> Jira seems so universally hated that it feels like any competition that ticks a few basic needs could start hurting them.
I regularly meet with tech companies in the 2~10 person dev team range and easily 70%+ still use Jira. These co's have the choice of choosing Jira (i.e. it isn't being jammed down on them by a corporate overlord) yet there's still hate? I don't get it.
I'm beginning to think the Jira hate is simply an echo chamber about perceived overhead of project management by IC (mostly engineers), not Jira the actual product. Yes, Jira is complex, but it doesn't have to be. Most dev teams I know just need a tool to organize task intake and allocation. And most smaller ones use Jira because in most cases it'll come batteries included for a dev team.
Part of the issue with Jira is that it's possible to make it incredibly painful.
Stock Jira is not substantially worse than any other bug tracking system, other than being proprietary.
However, Jira is incredibly customizable, and if your organization adds a dozen mandatory custom fields, Jira can become horrific to use.
Workflow customization is one of Jira's selling points, and also one of its biggest dangers.
There's some value in a system that doesn't allow that level of workflow customization, and instead forces everything into a fairly simple and lightweight issue-tracking framework.
I personally am hopeful about this GitHub feature, but I do think there's a real danger of losing usability here.
I use Jira with 300+ users for both software and non software projects. I don't love it for either but I don't hate it enough to move. Any tool that offered 1:1 feature parity and a full migration, would only need something as simple as slightly cheaper or faster for me to move. IMO the administration is a pain even for simple things.
I've also been on Jira for at least 4 years now and the development is just sad... New UI stuff wasn't "better" just different.

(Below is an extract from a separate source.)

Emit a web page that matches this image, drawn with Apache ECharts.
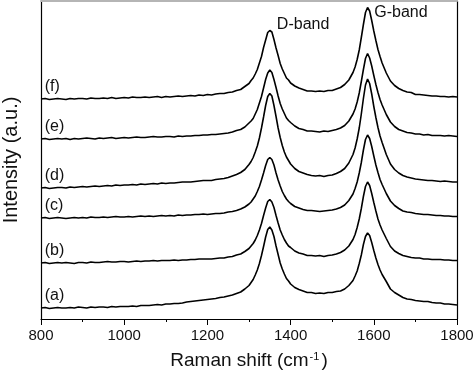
<!DOCTYPE html>
<html>
<head>
<meta charset="utf-8">
<script src="https://cdn.jsdelivr.net/npm/echarts@6/dist/echarts.min.js"></script>
<style>
  html, body { margin: 0; padding: 0; background: #fff; }
  #chart { width: 474px; height: 375px; }
</style>
</head>
<body>
<div id="chart"></div>
<script>
// Raman shift (cm-1) sample positions, denser around the D and G bands
const shift = [
  800, 810, 820, 830, 840, 850, 860, 870, 880, 890,
  900, 910, 920, 930, 940, 950, 960, 970, 980, 990,
  1000, 1010, 1020, 1030, 1040, 1050, 1060, 1070, 1080, 1090,
  1100, 1110, 1120, 1130, 1140, 1150, 1160, 1170, 1180, 1190,
  1200, 1210, 1220, 1230, 1240, 1250, 1260, 1270, 1280, 1290, 1300,
  1305, 1310, 1315, 1320, 1325, 1330, 1335, 1340, 1345, 1350,
  1355, 1360, 1365, 1370, 1375, 1380, 1385, 1390, 1395, 1400,
  1410, 1420, 1430, 1440, 1450, 1460, 1470, 1480, 1490, 1500, 1510, 1520, 1530, 1540, 1550,
  1555, 1560, 1565, 1570, 1575, 1580, 1585, 1590, 1595, 1600, 1605, 1610, 1615, 1620,
  1630, 1640, 1650, 1660, 1670, 1680, 1690, 1700, 1710, 1720, 1730, 1740, 1750, 1760, 1770, 1780, 1790, 1800
];

// intensities (a.u., curves offset vertically as in the figure)
const specA = [
  11, 11.5, 10.5, 11, 11.5, 11, 11, 11.5, 11, 12,
  11.5, 11, 12, 11.5, 12, 12, 11.5, 12.5, 12, 12.5,
  12.5, 12.5, 13, 12.5, 13.5, 13.5, 13.5, 14, 14.5, 14,
  15, 15, 15.5, 15.5, 16, 17, 17.5, 18, 18.5, 19,
  19.5, 20, 20.5, 21.5, 22, 23, 24, 25.5, 27, 30, 33.5,
  36.5, 39.5, 44, 49, 55.5, 63.5, 72.5, 82, 89.5, 92,
  89, 82.5, 73, 64.5, 56, 50, 45, 40.5, 38, 35,
  31.5, 29.5, 28, 26.5, 26.5, 25.5, 26, 25.5, 26.5, 26.5, 27.5, 28, 30, 33.5, 38.5,
  43, 48, 55.5, 64, 74.5, 82.5, 86, 83.5, 76.5, 68.5, 61, 54.5, 49, 44.5,
  37.5, 30, 26.5, 24, 21.5, 20, 19.5, 18.5, 18, 17.5, 17.5, 16.5, 16, 16, 15, 15, 14.5, 14
];
const specB = [
  56, 56.5, 55.5, 56, 56.5, 56, 56.5, 56, 55.5, 56.5,
  56.5, 56, 57, 56.5, 56.5, 57, 57.5, 57, 57, 57.5,
  57.5, 57, 57.5, 58, 57.5, 58, 58, 58.5, 58, 58.5,
  58.5, 58.5, 59, 58.5, 59, 59, 59.5, 59.5, 60, 60,
  60, 60, 60.5, 61, 61, 62, 62.5, 64, 65, 67.5, 70.5,
  73, 75.5, 79, 83.5, 89, 95.5, 103.5, 111, 117.5, 119.5,
  117, 111.5, 103.5, 96, 89, 84, 79.5, 76, 73, 71.5,
  68, 66, 65, 63.5, 63.5, 63, 63.5, 62.5, 63.5, 64, 65, 66.5, 69, 73, 79.5,
  84.5, 91.5, 100, 110.5, 122.5, 132.5, 137, 133.5, 125.5, 116.5, 108, 100, 94, 89,
  80.5, 72.5, 68, 65.5, 63.5, 62.5, 61.5, 61, 61, 60, 60, 59.5, 59.5, 59.5, 59, 59, 58.5, 58.5
];
const specC = [
  101, 101.5, 100.5, 101, 101.5, 101, 100.5, 101, 101.5, 101,
  101.5, 101, 102, 101.5, 101.5, 102, 101.5, 102, 102.5, 102,
  102, 102.5, 102, 102.5, 103, 102.5, 103, 102.5, 103, 103.5,
  103, 103.5, 103, 104, 103.5, 104, 104, 104.5, 104.5, 105,
  104.5, 105, 105.5, 105.5, 106, 107, 107.5, 108.5, 110, 112, 115,
  117, 120, 123, 127.5, 132.5, 139, 146, 153.5, 159.5, 161.5,
  159.5, 154, 146, 139, 133, 127.5, 123.5, 120, 117.5, 115.5,
  112.5, 111, 109.5, 108.5, 108.5, 108, 107.5, 108, 108.5, 109, 110, 111.5, 114, 118.5, 125,
  130.5, 137, 146, 156.5, 169, 179.5, 184, 180.5, 172.5, 163, 154, 146.5, 139.5, 134.5,
  125.5, 118, 113.5, 110.5, 108, 107, 106.5, 105.5, 105, 104.5, 104.5, 104, 103.5, 103.5, 103, 103, 102.5, 102.5
];
const specD = [
  131, 131.5, 130.5, 131, 131.5, 131.5, 131, 132, 131.5, 132,
  132.5, 132, 132.5, 133, 132.5, 133, 133.5, 133, 134, 133.5,
  134, 134, 134.5, 134, 135, 134.5, 135, 135.5, 135, 136,
  135.5, 136, 136, 136.5, 137, 137, 137, 137.5, 138, 138.5,
  138.5, 138.5, 139.5, 140, 140.5, 141.5, 143, 144.5, 146.5, 149.5, 154.5,
  157.5, 161.5, 167, 173, 181, 191, 202, 213.5, 222.5, 225.5,
  223, 213.5, 202.5, 191, 181.5, 173.5, 167, 162, 158.5, 155,
  150.5, 147.5, 146, 144.5, 143.5, 143, 143.5, 142.5, 143.5, 144, 145.5, 147.5, 150.5, 156, 164.5,
  171, 180, 191, 205, 220.5, 234, 240, 235.5, 225, 212.5, 201.5, 191.5, 183, 176.5,
  164.5, 155, 149.5, 146, 143.5, 142, 141, 140, 139.5, 139, 138.5, 138.5, 138, 137.5, 138, 137.5, 137, 137
];
const specE = [
  180, 180.5, 179.5, 180, 180.5, 180, 180.5, 179.5, 180.5, 180,
  180.5, 181, 180.5, 180, 181, 180.5, 181, 181.5, 180.5, 181,
  181.5, 181, 181.5, 182, 181.5, 181.5, 182, 182.5, 182, 182,
  182.5, 182.5, 182, 183, 182.5, 183, 183, 183.5, 183.5, 184,
  184, 184.5, 184.5, 185, 185.5, 186, 187, 188.5, 189.5, 192, 196,
  198, 200.5, 205, 209.5, 216, 222.5, 231, 239.5, 246, 249,
  246.5, 239.5, 231.5, 223, 215.5, 210, 205.5, 201, 198.5, 196.5,
  193, 190.5, 189.5, 188, 188, 187.5, 187, 188, 187.5, 188.5, 189.5, 191, 193.5, 198, 205,
  210, 217, 226, 237.5, 249.5, 260.5, 265.5, 261, 253, 243.5, 234.5, 226.5, 219.5, 214,
  204.5, 197, 192.5, 189.5, 188, 186.5, 186, 185, 185, 184, 184.5, 183.5, 183.5, 183.5, 183, 183.5, 183, 182.5
];
const specF = [
  220, 220.5, 219.5, 220, 220.5, 220, 219.5, 220.5, 220, 220.5,
  220.5, 220, 221, 220.5, 220.5, 221, 220.5, 221.5, 220.5, 221,
  221.5, 221, 222, 221.5, 221.5, 222, 221.5, 222, 222.5, 221.5,
  222.5, 222, 222.5, 223, 222.5, 223, 223.5, 223, 224, 223.5,
  224.5, 224, 225, 225.5, 225.5, 226.5, 227, 228.5, 229.5, 232.5, 235.5,
  238.5, 241, 245, 249.5, 256, 262.5, 271.5, 279, 286.5, 288.5,
  287, 279.5, 271, 263.5, 255.5, 250, 245.5, 241, 239, 236,
  233, 231, 229.5, 228, 228, 227.5, 228, 227.5, 228.5, 228.5, 230, 231.5, 234.5, 239, 246.5,
  252, 259.5, 269, 281.5, 294.5, 306.5, 311.5, 308, 298.5, 288, 278.5, 269.5, 262.5, 256,
  246, 238, 233.5, 230.5, 228.5, 227, 226.5, 224.5, 224.5, 224, 223.5, 223, 223, 222.5, 222.5, 222, 222.5, 222
];

const curveNames = ['(a)', '(b)', '(c)', '(d)', '(e)', '(f)'];
const xTicks = [800, 1000, 1200, 1400, 1600, 1800];

const FONT = '"Liberation Sans", Arial, Helvetica, sans-serif';
const INK = '#111';

const chart = echarts.init(document.getElementById('chart'), null, { renderer: 'canvas' });

const spectra = [specA, specB, specC, specD, specE, specF];

const series = spectra.map((ys, i) => {
  const marks = [{ name: curveNames[i], coord: [809, ys[0] + 12] }];
  if (i === 5) {
    // band annotations sit next to the top curve's peaks
    marks.push({ name: 'D-band', coord: [1367, 294] });
    marks.push({ name: 'G-band', coord: [1601, 306] });
  }
  return {
    name: curveNames[i],
    type: 'line',
    data: shift.map((x, k) => [x, ys[k]]),
    symbol: 'none',
    showSymbol: false,
    smooth: false,
    lineStyle: { color: '#000', width: 1.6 },
    animation: false,
    markPoint: {
      symbol: 'circle',
      symbolSize: 0,
      silent: true,
      animation: false,
      label: {
        show: true,
        position: 'right',
        distance: 0,
        color: INK,
        fontSize: 16,
        fontFamily: FONT,
        formatter: p => p.name
      },
      data: marks
    }
  };
});

const option = {
  backgroundColor: '#fff',
  animation: false,
  grid: {
    left: 41, right: 17, top: 1, bottom: 56,
    containLabel: false,
    outerBoundsMode: 'none'
  },
  xAxis: [{
    type: 'value',
    min: xTicks[0],
    max: xTicks[xTicks.length - 1],
    interval: 200,
    name: 'Raman shift (cm{sup|-1})',
    nameLocation: 'middle',
    nameGap: 32,
    nameTextStyle: {
      fontSize: 19, color: INK, fontFamily: FONT,
      rich: {
        sup: { fontSize: 11, color: INK, fontFamily: FONT, verticalAlign: 'top', padding: [0, 2, 0, 1] }
      }
    },
    axisLine: { show: true, onZero: false, lineStyle: { color: '#000', width: 1.2 } },
    axisTick: { show: true, inside: false, length: 6, lineStyle: { color: '#000', width: 1 } },
    minorTick: { show: true, splitNumber: 2, length: 3, lineStyle: { color: '#000', width: 1 } },
    axisLabel: { fontSize: 15, color: INK, margin: 9, fontFamily: FONT, formatter: v => String(v) },
    splitLine: { show: false },
    minorSplitLine: { show: false }
  }, {
    type: 'value',
    position: 'top',
    min: xTicks[0],
    max: xTicks[xTicks.length - 1],
    axisLine: { show: true, onZero: false, lineStyle: { color: '#b5b5b5', width: 2 } },
    axisTick: { show: false },
    axisLabel: { show: false },
    splitLine: { show: false }
  }],
  yAxis: [{
    type: 'value',
    min: 0,
    max: 318,
    name: 'Intensity (a.u.)',
    nameLocation: 'middle',
    nameGap: 20,
    nameTextStyle: { fontSize: 20, color: INK, fontFamily: FONT },
    axisLine: { show: true, lineStyle: { color: '#000', width: 1.2 } },
    axisTick: { show: false },
    axisLabel: { show: false },
    splitLine: { show: false }
  }, {
    type: 'value',
    position: 'right',
    min: 0,
    max: 318,
    axisLine: { show: true, lineStyle: { color: '#000', width: 1.2 } },
    axisTick: { show: false },
    axisLabel: { show: false },
    splitLine: { show: false }
  }],
  series
};

chart.setOption(option);
</script>
</body>
</html>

Pages are still slow if not slower. Reporting is abysmal; we use the API to pull pretty much all data into a database and report from that. The one tool our team's universally loved was canned– a browser extension that allowed you to screenshot and open ticket with things like browser info and URL already in the ticket. We even tried to modify the extension to put metadata from within our application (didn't work and product was sunset anyway).
My outlook is that developers will move towards something like Jetbrain's issue product or maybe even GitHub issues someday. Support teams will move towards a more dedicated support style system like zendesk or a custom solution around twilio. And for non dev projects, I hope better tools come up... Microsoft project seems to still be a leader in my industry, and also seems to be universally hated amongst my teams.
I am relatively new to this, completed one year at my job a while back. But I find Jira isn’t that bad. My teams have used Kanban boards to track stuff and I find it quite helpful. Sure, I forget to update my tickets every once in a while but it is a good tool IMO. So can you explain what you meant when you said the new UI isn’t better?
A few years back they started moving to a new UI that is visually a bit better but functionally I find slower to get to what i need. I also find the load times to be extremely frustrating, not sure if that’s related to new UI.
compare this experience to trello or github issues and you’ll see the other end of the spectrum. obviously jira does way more
enterprise related features than those two.
We used Jira at a small tech company 10 years ago and I actually kind of liked it. At the time, it was the best out of a bunch of mediocre (affordable) options. It offered nice integration with our mercurial BitBucket repos and that code review tool they had (forgot the name). We just used a simple workflow, and it was overkill for what we used it for, but it worked fairly smoothly.
Haven't used it since though.
We tried to self-host initially, and our server with "only" 4G of memory (remember, this was 10 year ago, and was a respectable amount for a small office server) couldn't handle it; it was super-slow even with just a few people. lol? None of us were Java peeps and didn't really know how to tweak the JVM thing. We ended up just using the hosted option, which wasn't that expensive anyway (certainly cheaper than having a dev spend a day on this).
This aligns with my experience talking to lots of small startups of this size. It amazes me that 2-man shops use Jira, but they do, because they know it from their previous jobs and don't want to bother finding/learning a new thing. We also run across Trello and Asana a lot.
I regularly meet with tech companies in the 2~10 person dev team range and easily 70%+ still use Jira. These co's have the choice of choosing Jira (i.e. it isn't being jammed down on them by a corporate overlord) yet there's still hate? I don't get it.
I'm beginning to think the Jira hate is simply an echo chamber about perceived overhead of project management by IC (mostly engineers), not Jira the actual product. Yes, Jira is complex, but it doesn't have to be. Most dev teams I know just need a tool to organize task intake and allocation. And most smaller ones use Jira because in most cases it'll come batteries included for a dev team.